3. **Putting it all together:**
The series converges for $x$ values between -1 and 1, *including* $x=-1$, but *not including* $x=1$.
So, the interval of convergence is $[-1, 1)$. This means 'x' can be any number from -1 up to (but not including) 1.

Alternative answer

Answer: $[-1, 1)$ Explain
This is a question about power series, which are special kinds of series that have 'x' in them. We need to figure out for what 'x' values they actually add up to a number, instead of just growing forever. It also uses ideas about how individual series behave, like whether they grow forever or settle down to a value. . The solving step is:

First, I used a cool trick called the Ratio Test to figure out how big 'x' can be for the series to work. It's like finding the 'safe zone' for 'x'.
1. I looked at the absolute value of the ratio of one term ($a_{n+1}$) to the term right before it ($a_n$). It was like $\left| \frac{a_{n+1}}{a_n} \right|$.
2. After simplifying a bunch of stuff and thinking about what happens when 'n' gets super, super big, I found that this ratio gets really close to $|x^3|$.
3. For the series to actually add up to a number (we call this 'converging'), this ratio has to be less than 1. So, $|x^3| < 1$. This means 'x' must be somewhere between -1 and 1. So, our first guess for the safe zone is $(-1, 1)$.

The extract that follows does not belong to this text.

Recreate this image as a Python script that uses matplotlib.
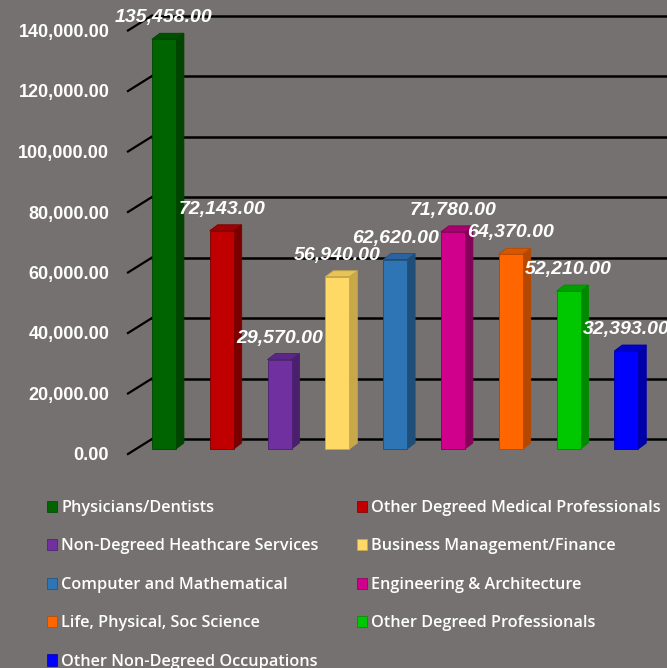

Next, I needed to check the edges of this 'safe zone' to see if 'x' can be exactly -1 or exactly 1.
1. **Checking when $x=1$**: I plugged $x=1$ back into the original series. It became $\sum_{n=1}^{\infty} \frac{1^{3n}}{n}$, which is just $\sum_{n=1}^{\infty} \frac{1}{n}$. This is a very famous series called the harmonic series (it's like $1 + 1/2 + 1/3 + 1/4 + \dots$). We learned that this series actually keeps growing forever and never settles down to a single number (it 'diverges'). So, $x=1$ is *not* included in our safe zone.
2. **Checking when $x=-1$**: I plugged $x=-1$ back into the original series. It became $\sum_{n=1}^{\infty} \frac{(-1)^{3n}}{n}$. I noticed a pattern with $(-1)^{3n}$:
* If 'n' is an odd number (like 1, 3, 5...), then $3n$ is also odd, so $(-1)^{3n}$ is -1.
* If 'n' is an even number (like 2, 4, 6...), then $3n$ is also even, so $(-1)^{3n}$ is 1.
So, the series actually became $\sum_{n=1}^{\infty} \frac{(-1)^n}{n}$ (it's like $-1/1 + 1/2 - 1/3 + 1/4 - \dots$). This is called the alternating harmonic series. We learned that this kind of series *does* add up to a specific number because the terms get smaller and smaller and keep switching between positive and negative. So, $x=-1$ *is* included in our safe zone.

Putting it all together, the series works for all 'x' values from -1 (including -1) up to (but not including) 1. We write this as $[-1, 1)$.